Avec les noces et festins nous rentrons en plein dans le vrai Steen. Les deux bons tiers du catalogue de ses œuvres ne se composent pas d’autre chose, et ses intérieurs ou ses portraits ne sont le plus souvent qu’un prétexte honnête d’y revenir sans en avoir l’air. Il y a, par exemple, une solennité de famille où il retombe sans cesse par une pente naturelle, comme le Flamand Jordaëns, auquel il ressemble assez souvent, avec moins d’exubérance et de fougue dans l’exécution : c’est la Fête des Rois. La collection de Kat en possédait une très-jolie, où on le voyait lui-même dans le coin du tableau, la pipe à la bouche, tournant vers le spectateur sa bonne face riante et fine, côte à côte avec sa maîtresse-femme, qui n’engendrait pas non plus la mélancolie, et, au milieu d’une nuée de marmots, mettant la main dans les sauces et le pied dans les plats. J’en ai vu une autre, au musée Van der Hoop, d’une largeur, d’une aisance et d’une vivacité charmantes, sauf quelques détails un peu secs et roides. Toute la famille y figure invariablement, y compris la belle-sœur, le vieux père, patriarche en barbe blanche, mais encore vert buveur, et la grand’maman qui fait sauter sur ses genoux le petit dernier en bourrelet, ou donne la becquée à quelque grosse figure chiffonnée, pleurant d’un œil et riant de l’autre ; — y compris aussi le chien, le chat et la perruche.

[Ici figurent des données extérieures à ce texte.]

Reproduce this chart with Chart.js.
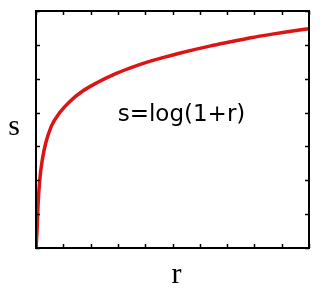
<!DOCTYPE html>
<html>
<head>
<meta charset="utf-8">
<script src="https://cdn.jsdelivr.net/npm/chart.js@4/dist/chart.umd.min.js"></script>
<style>
  html, body { margin: 0; padding: 0; background: #fff; }
  #wrap { width: 324px; height: 291px; }
</style>
</head>
<body>
<div id="wrap"><canvas id="chart" width="324" height="291"></canvas></div>
<script>
// values
const rValues = [0, 0.037, 0.074, 0.136, 0.23, 0.357, 0.563, 0.871, 1.24, 1.70, 2.23, 2.84, 3.46, 4.07, 4.68, 5.29, 6.40, 7.13, 7.87, 8.60, 9.34, 10.0];
const sValues = [0, 0.5, 1.25, 2.0, 2.6, 3.1, 3.6, 4.0, 4.33, 4.63, 4.88, 5.12, 5.32, 5.49, 5.63, 5.76, 5.97, 6.09, 6.21, 6.31, 6.40, 6.48];
const xTicks = [0, 1, 2, 3, 4, 5, 6, 7, 8, 9, 10];
const yTicks = [0, 1, 2, 3, 4, 5, 6, 7];
const xTitle = 'r';
const yTitle = 's';
const formula = 's=log(1+r)';

const points = rValues.map((r, i) => ({ x: r, y: sValues[i] }));

// frame, inward ticks and the texts
const framePlugin = {
  id: 'frame',
  afterDraw(chart) {
    const { ctx, chartArea: a, scales: { x, y } } = chart;
    ctx.save();
    ctx.strokeStyle = '#000';
    ctx.lineWidth = 1.5;
    ctx.beginPath();
    xTicks.forEach(v => {
      const px = Math.round(x.getPixelForValue(v)) + 0.5;
      ctx.moveTo(px, a.bottom); ctx.lineTo(px, a.bottom - 4);
      ctx.moveTo(px, a.top); ctx.lineTo(px, a.top + 4);
    });
    yTicks.forEach(v => {
      const py = Math.round(y.getPixelForValue(v)) + 0.5;
      ctx.moveTo(a.left, py); ctx.lineTo(a.left + 4, py);
      ctx.moveTo(a.right, py); ctx.lineTo(a.right - 4, py);
    });
    ctx.stroke();
    ctx.lineWidth = 2;
    ctx.strokeRect(a.left, a.top, a.right - a.left, a.bottom - a.top);

    ctx.fillStyle = '#000';
    ctx.textAlign = 'center';
    ctx.textBaseline = 'alphabetic';
    ctx.font = '23px "DejaVu Sans"';
    ctx.fillText(formula, x.getPixelForValue(5.33), y.getPixelForValue(3.75));

    ctx.font = '30px "Liberation Serif"';
    ctx.fillText(xTitle, (a.left + a.right) / 2 + 4, 283);
    ctx.fillText(yTitle, 14, 135);
    ctx.restore();
  }
};

new Chart(document.getElementById('chart'), {
  type: 'scatter',
  data: {
    datasets: [{
      data: points,
      showLine: true,
      borderColor: '#dd1414',
      borderWidth: 3.5,
      pointRadius: 0,
      cubicInterpolationMode: 'monotone',
      fill: false
    }]
  },
  options: {
    responsive: false,
    animation: false,
    layout: { padding: { left: 36, right: 15, top: 11, bottom: 43 } },
    plugins: { legend: { display: false }, tooltip: { enabled: false } },
    scales: {
      x: { type: 'linear', min: 0, max: 10, display: false },
      y: { type: 'linear', min: 0, max: 7, display: false }
    }
  },
  plugins: [framePlugin]
});
</script>
</body>
</html>
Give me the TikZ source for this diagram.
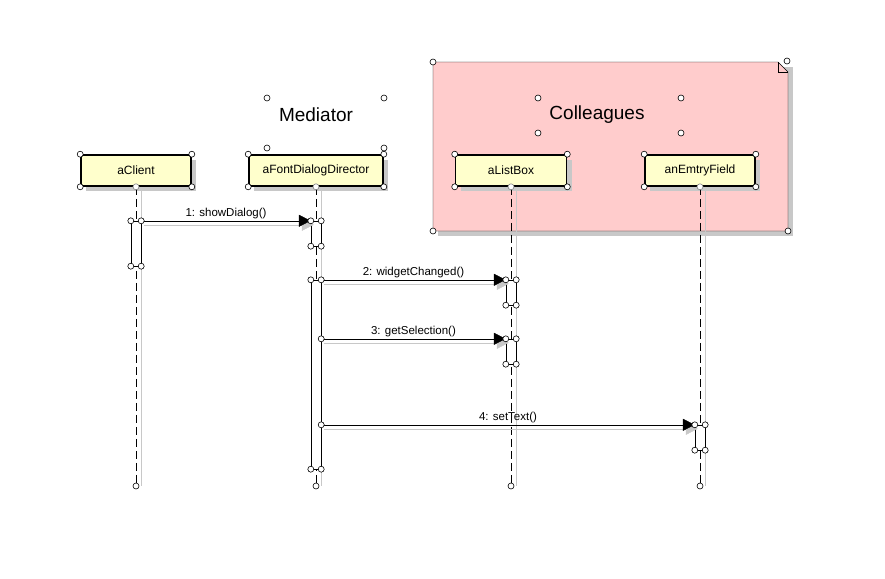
\documentclass[tikz,border=0pt]{standalone}
\usepackage{fontspec}
\setmainfont{Liberation Sans}
\usetikzlibrary{arrows.meta, positioning, shadows}
\definecolor{lifebox}{RGB}{255, 255, 204}
\definecolor{framepink}{RGB}{255, 204, 204}
\definecolor{shadowgray}{RGB}{200, 200, 200}

\begin{document}
\begin{tikzpicture}[x=1pt, y=-1pt,
    obj/.style={draw, line width=1.6pt, fill=lifebox, minimum height=31pt, font=\fontsize{12}{14}\selectfont,
        general shadow={fill=shadowgray, shadow xshift=5pt, shadow yshift=-5pt}},
    act/.style={draw, fill=white, minimum width=10pt, inner sep=0pt},
    msg/.style={-{Triangle[length=12pt, width=12pt]}},
    msgshadow/.style={shadowgray, -{Triangle[length=12pt, width=12pt]}},
    lifeline/.style={dash pattern=on 8pt off 4pt},
    handle/.style={draw, fill=white, line width=0.6pt},
    lbl/.style={font=\fontsize{11.5}{13}\selectfont, inner sep=2pt},
    title/.style={font=\fontsize{19}{22}\selectfont}]
        \useasboundingbox (0,0) rectangle (885,578);

        % Colleagues frame
        \fill[shadowgray] (438,67) -- (793,67) -- (793,236) -- (438,236) -- cycle;
        \draw[fill=framepink] (433,62) -- (778,62) -- (788,72) -- (788,231) -- (433,231) -- cycle;
        \draw (778,62) -- (778,72) -- (788,72);

        % Titles
        \node[title] (mediator) at (316,115) {Mediator};
        \node[title] (colleagues) at (597,115) {Colleagues};

        % Objects
        \node[obj, minimum width=110pt] (client) at (136,170.5) {aClient};
        \node[obj, minimum width=134pt] (director) at (316,170.5) {aFontDialogDirector};
        \node[obj, minimum width=111pt] (listbox) at (511,170.5) {aListBox};
        \node[obj, minimum width=110pt] (emtryfield) at (700,170.5) {anEmtryField};

        % Lifelines
        \coordinate (clientend) at (136,486);
        \coordinate (directorend) at (316,486);
        \coordinate (listboxend) at (511,486);
        \coordinate (emtryend) at (700,486);
        \draw[shadowgray] ([xshift=5pt]client.south) -- ([xshift=5pt]clientend);
        \draw[shadowgray] ([xshift=5pt]director.south) -- ([xshift=5pt]directorend);
        \draw[shadowgray] ([xshift=5pt]listbox.south) -- ([xshift=5pt]listboxend);
        \draw[shadowgray] ([xshift=5pt]emtryfield.south) -- ([xshift=5pt]emtryend);
        \draw[lifeline] (client) -- (clientend);
        \draw[lifeline] (director) -- (directorend);
        \draw[lifeline] (listbox) -- (listboxend);
        \draw[lifeline] (emtryfield) -- (emtryend);

        % Activations
        \node[act, minimum height=45pt] (clientact) at (136,243.5) {};
        \node[act, minimum height=25pt] (dirfirst) at (316,233.5) {};
        \node[act, minimum height=189pt] (dirsecond) at (316,374.5) {};
        \node[act, minimum height=25pt] (lbfirst) at (511,292.5) {};
        \node[act, minimum height=25pt] (lbsecond) at (511,351.5) {};
        \node[act, minimum height=25pt] (efact) at (700,437.5) {};

        % Messages
        \coordinate (getstart) at (dirsecond.east |- lbsecond.north);
        \coordinate (setstart) at (dirsecond.east |- efact.north);
        \draw[msgshadow] ([shift={(3,4)}]clientact.north east) -- ([shift={(3,4)}]dirfirst.north west);
        \draw[msgshadow] ([shift={(3,4)}]dirsecond.north east) -- ([shift={(3,4)}]lbfirst.north west);
        \draw[msgshadow] ([shift={(3,4)}]getstart) -- ([shift={(3,4)}]lbsecond.north west);
        \draw[msgshadow] ([shift={(3,4)}]setstart) -- ([shift={(3,4)}]efact.north west);
        \draw[msg] (clientact.north east) -- (dirfirst.north west) node[lbl, midway, above] {1: showDialog()};
        \draw[msg] (dirsecond.north east) -- (lbfirst.north west) node[lbl, midway, above] {2: widgetChanged()};
        \draw[msg] (getstart) -- (lbsecond.north west) node[lbl, midway, above] {3: getSelection()};
        \draw[msg] (setstart) -- (efact.north west) node[lbl, midway, above] {4: setText()};

        % Handles
        \foreach \n in {client, director, listbox, emtryfield}
            \draw[handle, draw=gray] (\n.south) circle (3pt);
        \foreach \n in {client, director, listbox, emtryfield, clientact, dirfirst, dirsecond, lbfirst, lbsecond, efact}
            \foreach \a in {north west, north east, south west, south east}
                \draw[handle] (\n.\a) circle (3pt);
        \foreach \c in {clientend, directorend, listboxend, emtryend, getstart, setstart}
            \draw[handle] (\c) circle (3pt);
        \foreach \p in {(267,98), (384,98), (267,148), (384,148), (538,98), (681,98), (538,133), (681,133),
                        (433,62), (787,61), (788,231), (433,231)}
            \draw[handle] \p circle (3pt);
    \end{tikzpicture}
\end{document}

Parmi les intérieurs de famille du musée de La Haye, il en est un qui s’intitule solennellement : Tableau de la vie humaine. Une servante qui prépare des huîtres, Jan Steen jouant du luth à table, des enfants qui portent un broc et un panier de fruits et qui jouent avec un chat ; un autre qui, de concert avec un vieillard, agace un perroquet ; des personnages divers qui jouent, boivent et fument, voilà ce Tableau de la vie humaine ! Mais Steen n’est pas responsable de ce titre ambitieux, et il est à croire qu’il n’avait pas de si hautes prétentions pour son œuvre. Disons pourtant qu’il semble bien avoir voulu y mettre en scène les divers âges et les divers courants de la vie, et qu’on y saisit çà et là des intentions emblématiques et allégoriques, — par exemple, dans la potence, représentée derrière les joueurs et les buveurs, dans le jeune homme couché à côté d’une tête de mort et soufflant des bulles de savon, surtout dans le rideau qui remplit tout le haut du tableau et qui semble sur le point de mettre fin à la scène en tombant. Le tabac, le jeu, le vin et la musique tiennent une place considérable dans le Tableau de la vie humaine, tel que Jan Steen la comprend. Une pipe, une bouteille, des cartes et un violon, voilà les éléments essentiels de toutes ses compositions. C’étaient là les grandes voluptés de son existence, et il était naturel qu’il les choisît pour en faire l’image des plaisirs fugitifs de la vie.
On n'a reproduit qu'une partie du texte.